As these initiatives were unfolding, the concept of the “Third World” as a given construct and immutable condition of development, was also being challenged by scholars in the global south and even in the metropolitan countries. The argument that subsequently emerged and solidified, was that underdevelopment was not a natural condition, but a historical phenomenon, that was fostered by the unequal relationships created by colonisation and subjugation of nations and peoples. Therefore, it must not be seen as a permanent and unchangeable condition.
This led to the gathering of momentum towards establishment of a “new international economic order” largely driven by the countries of the global south. Consequently,1974 proved a landmark year in the search for realignment of forces in the world. On 1st May of that year, the United Nations General Assembly adopted the “Declaration on the Establishment of a New International Economic Order”, at a special session.
The meeting was devoted to “the consideration of the most important economic problems facing the world community”, namely, the nexus between raw materials and development. Countries of the “global south” advocated for a new international economic order based on non-aligned principles, comprehensive disarmament, redistribution of wealth and brining about equity among nations. Fifty years on, these dreams remained unrealised or only partially fulfilled.
However, in the light of the fallouts of the ongoing Russia-Ukraine war and the emergence of the BRICS-plus nations as a pivotal arrangement in world economic and political dynamics, the general objectives of the new international order may at last be near to hand in terms of their realisation.
The dynamic behind the admission of the African Union (AU) into the fold of the G20 grouping is also indicative of the new realisation that the existing model of global economic governance may need to be reformed and revitalised, in order to make it more inclusive and equitable.
Inclusivity, equity and narrowing of the huge gap between the rich and poor nations was the central driving force behind the calls for the establishment of a new international economic order fifty odd years ago. The fact that the exploitative relationships that have been established for decades or centuries in some cases, between the erstwhile metropolitan countries and their colonial dependencies have not been drastically reshaped, necessitated the need for a re-examination of the contexts in which world trade was taking place.

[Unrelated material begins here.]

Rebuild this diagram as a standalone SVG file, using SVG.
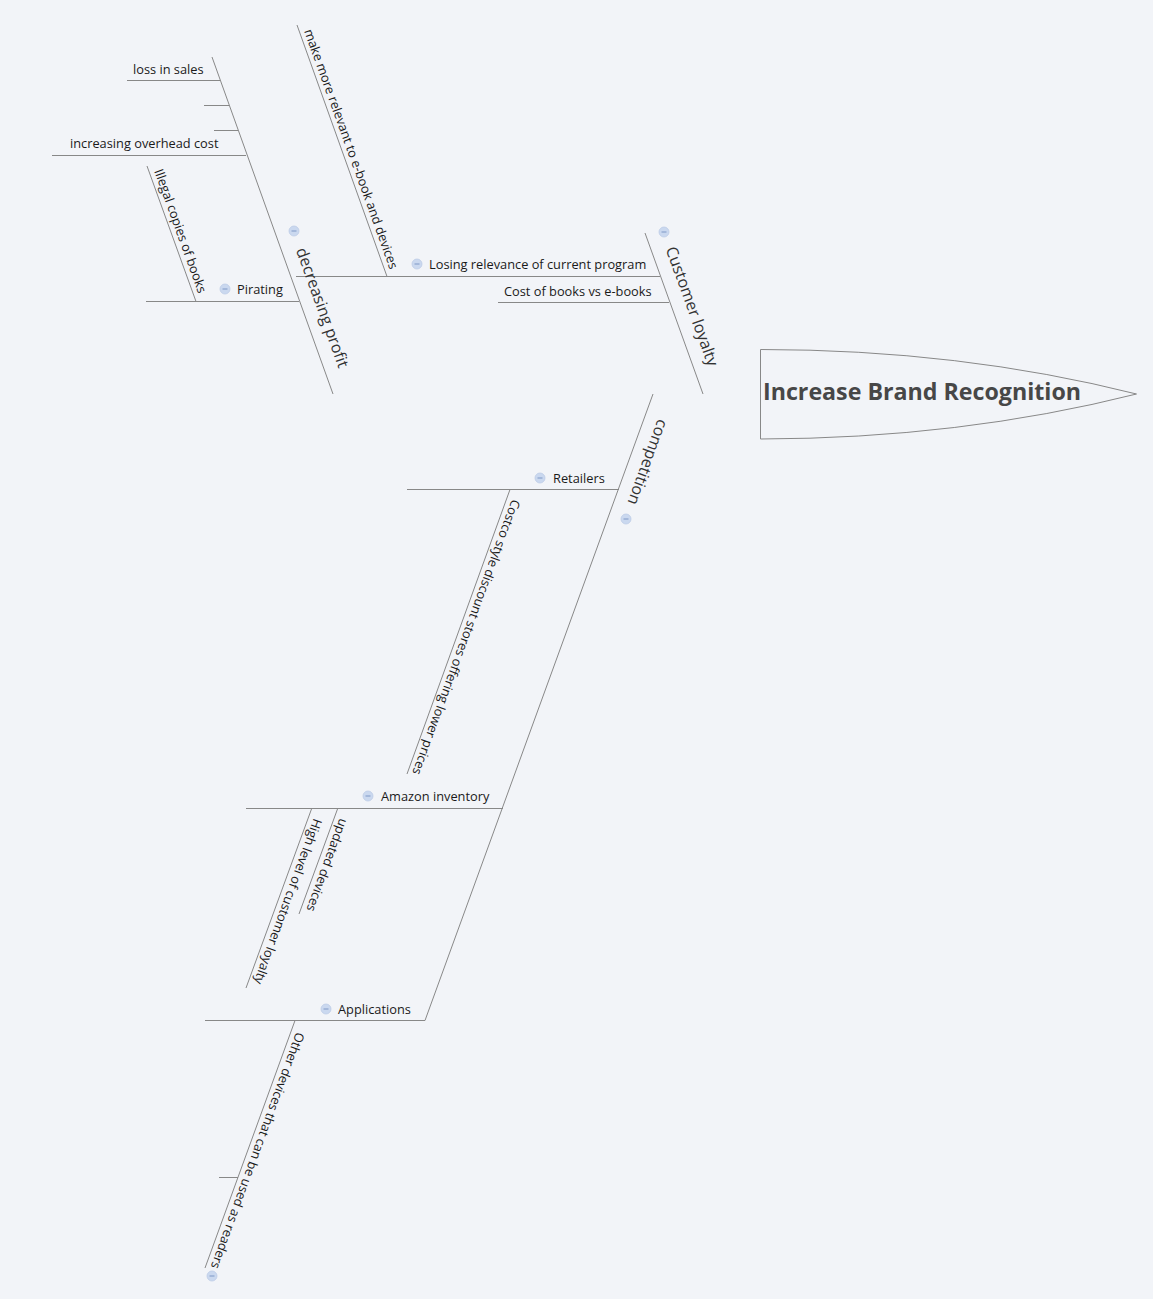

Value addition to exportable raw materials, the drive towards local industrialisation, retention of capital in the global south countries as well as the better management of their resources, formed the kernels of the calls for the new dispensation towards realignment of the world’s economy. A change in the global trade norms to transit from the existing unequal relationship to an equitable, rules-based system, was considered as a desirable indicator of the reformed global economic order.
Likewise, the realisation that industrialisation was an existential requirement for developing countries and therefore, it should be seen as a right and an entitlement, ensured that the drivers of the NIEO were aligned with the maximisation of the control of a nation’s productive forces.
This may seem uncannily similar to the economic doctrine that has been established by the Nigerian Constitution under Chapter Two that delineated the control of the major aspects of the nation’s economy. This is also in keeping with the aspirations of the Lagos Plan of Action for the Economic Development of Africa, 1980-2000.
Other essential components of the NIEO consisted also of monetary issues, the development of raw materials, expansion of investments, and other critical frameworks that would guarantee the sustainability of the economic evolution of the nations of the global south over a reasonable period of time.
That realisation or requirement therefore, led to the aspiration to make the NIEO an issue to be framed within the international and national juridical boundaries driven essentially by appropriate resolutions of the United Nations General Assembly and their articulation in national parliamentary legislation by way of ratification if necessary.
Although the United Nations and its relevant bodies can only debate such issues and make recommendations towards effective mainstreaming of decisions into their work, they do not have the effective capacity to legislate over such matters that would be implemented at the national levels. Only a cooperative disposition agreed to by the members states can apply in terms of the realisation of the objectives of such international agreements.
It is perhaps because of this and other factors that the NIEO could not be concretised fifty years after the start of the debate. It is likely that we may wait another fifty more years for such an aspiration to come to pass if left to the discretion of certain states or regional groupings. However, with the new momentum that has been generated by BRICS-plus and the resolve that has been found in the G20, perhaps we may not have to wait that long to see the emergence of a new order that would usher in better economic prospects for the countries of the global south.
While waiting to see how the situation would unfold, it would be advisable that resource-rich countries of the south such as Nigeria enact appropriate legislation and put in place policies and frameworks that would translate into opportunities towards capturing greater shares of the world markets either in the commerce in raw materials or finished products.
Preferably, the choice should be to quickly transit to the realm of the fourth industrial revolution by taking advantage of the opportunities provided by emerging technologies and innovative management styles to unleash Nigeria’s productive capabilities and ensure her rapid industrialisation and economic development.